WHAT DID LUNDQVIST SAY ABOUT THE PLAY?
Well, here is his quote, from MSGNetwork: “I think it’s an absolute joke. You know, I’m gonna freeze the puck and he [Neil] pushes me out of the net and kicks the puck in the net.” The King went on to talk about someone wanting Ottawa in the game, a silly statement for which he should be fined.
But you can understand his frustration.
WHAT HAPPENED ON THE REVIEW?
You can watch that play 20 times and, although Neil did make a kicking motion at the puck, you can’t actually see him kick it in. The puck certainly squirted through Lundqvist, who did make the initial save but, to overturn, the officials up in Toronto must not have actually seen the puck kicked into the net. Absent such a clear view (and Lundqvist, frankly, must have had the best view of all), the goal could not be disallowed.
BUT WHAT ABOUT THE PRETTY OBVIOUS GOALIE INTERFERENCE?

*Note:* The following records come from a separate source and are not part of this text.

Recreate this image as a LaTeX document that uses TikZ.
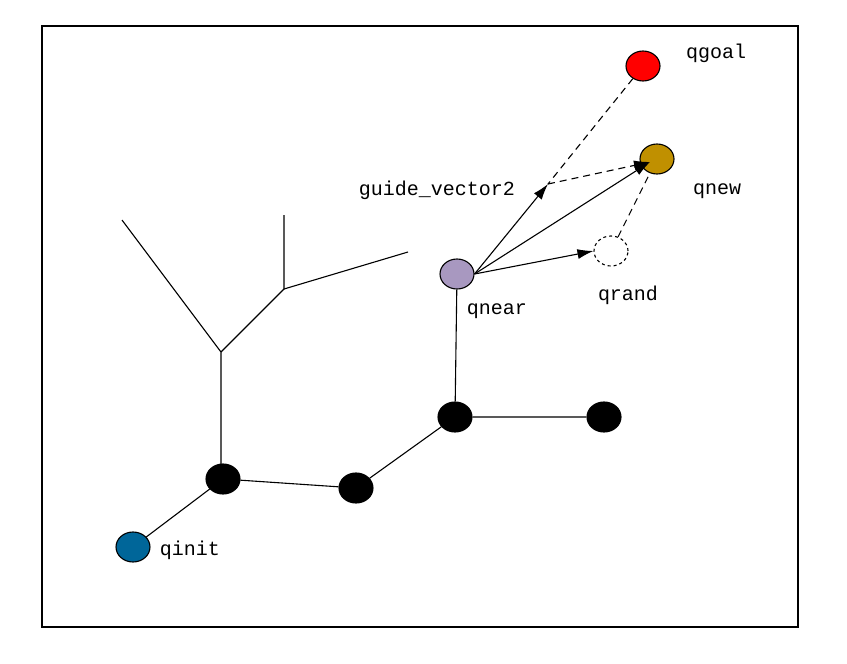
\documentclass[tikz,border=0pt]{standalone}
\usepackage{fontspec}
\setmonofont{Liberation Mono}
\usetikzlibrary{arrows.meta,shapes.geometric}
\begin{document}
\begin{tikzpicture}[x=1pt,y=-1pt,line width=1.1pt,
  st/.style={draw,ellipse,minimum width=34pt,minimum height=30pt,inner sep=0pt},
  lbl/.style={font=\ttfamily\fontsize{20}{20}\selectfont},
  ar/.style={-{Latex[length=16pt,width=10pt]}}]
\useasboundingbox (0,0) rectangle (847,664);
\draw (42,26) rectangle (798,627);
\node[st,fill=red] (goal) at (643,66) {};
\node[st,fill={rgb,255:red,192;green,144;blue,0}] (new) at (657,159) {};
\node[st,dashed] (rand) at (611,251) {};
\node[st,fill={rgb,255:red,168;green,152;blue,192}] (near) at (457,274) {};
\node[st,fill=black] (b1) at (455,417) {};
\node[st,fill=black] (b2) at (604,417) {};
\node[st,fill=black] (b3) at (356,488) {};
\node[st,fill=black] (b4) at (223,479) {};
\node[st,fill={rgb,255:red,0;green,102;blue,153}] (init) at (133,547) {};
\node[lbl] (lg) at (716,53) {qgoal};
\node[lbl] (ln) at (717,191) {qnew};
\node[lbl] (lr) at (628,295) {qrand};
\node[lbl] (lnr) at (497,311) {qnear};
\node[lbl] (li) at (190,550) {qinit};
\node[lbl] (lv) at (437,190) {guide\_vector2};
\coordinate (gv) at (548,184);
\coordinate (j1) at (221,352);
\coordinate (j2) at (284,289);
\coordinate (e1) at (122,220);
\coordinate (e2) at (284,215);
\coordinate (e3) at (408,252);
\draw (init) -- (b4) -- (b3) -- (b1) -- (b2);
\draw (b1) -- (near);
\draw (221,479) -- (j1) -- (e1);
\draw (j1) -- (j2) -- (e2);
\draw (j2) -- (e3);
\draw[ar] (near.east) -- (gv);
\draw[ar] (near.east) -- (650,162);
\draw[ar] (near.east) -- (rand.west);
\draw[dashed,dash pattern=on 7pt off 5pt] (goal) -- (gv);
\draw[dashed,dash pattern=on 7pt off 5pt,ar] (gv) -- (650,162);
\draw[dashed,dash pattern=on 7pt off 5pt] (rand) -- (new);
\end{tikzpicture}
\end{document}
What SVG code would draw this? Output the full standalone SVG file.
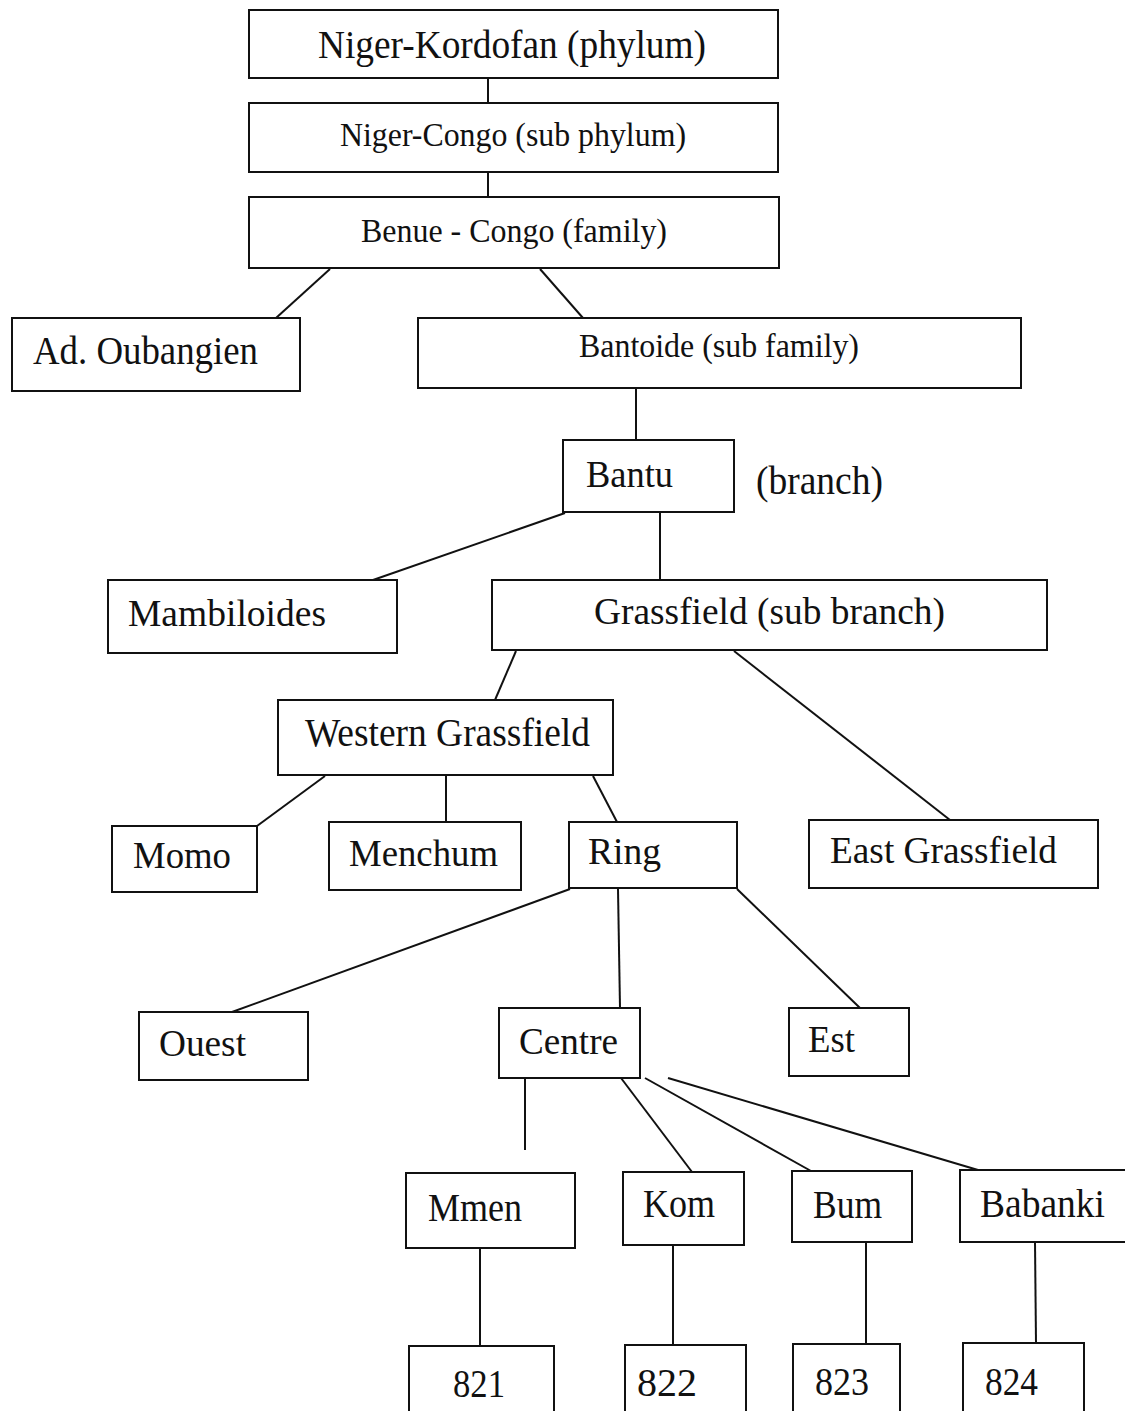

Well, the interference by Neil with The King was obvious. He literally took his stick and jammed it into Lundqvist, pushing him away from the puck and the net. While it’s easy to see on the replay, the ref, behind the net, is always looking for the puck and, when he saw it go into the net, he had to make a split-second decision in real time and he ruled it a goal.
But he, and virtually everybody else, missed the obvious goalie interference.
Since that part of the play was not reviewable, you had the awkward situation, not evident usually, for example, in NFL replay (where they can review both feet-in-bounds AND possession, for example, on a sideline catch), where there wasn’t enough evidence to say the puck was actually kicked but there was nothing that could be done with the obvious goalie interference by Neil.
WHAT’S A REVIEW PANEL TO DO?
Well, there will be a train of thought that says, since the goalie interference was so obvious (assuming anyone up in Toronto looked for it), they should have disallowed the goal whether it was clear that Neil kicked the puck or not.
But, of course, the other train of thought is that two wrongs don’t make a right.
WHAT ABOUT LUNDQVIST’S PRIOR COMPLAINTS TO THE REFS?
Lundqvist clearly had at least two prior conversations with the refs concerning goalie interference in Game 6, especially one time when Senator Nick Foligno clearly interfered with The King. So Lundqvist was doubly mad that they missed the kick AND missed the interference.
Yes, he’s a great competitor. Yes, replay didn’t quite work to the full extent that it was supposed to work (because it wasn’t crystal clear that the puck was actually kicked AND nothing could be done about the interference that wasmissed just before the goal was scored).
It says here that maybe, just maybe, the Rangers and Henrik Lundqvist were making a pitch to get the benefit of the doubt on the next close review and/or the next close penalty call with respect to goalie interference.
We will have to wait until Game 7 to see how that plays out, if at all.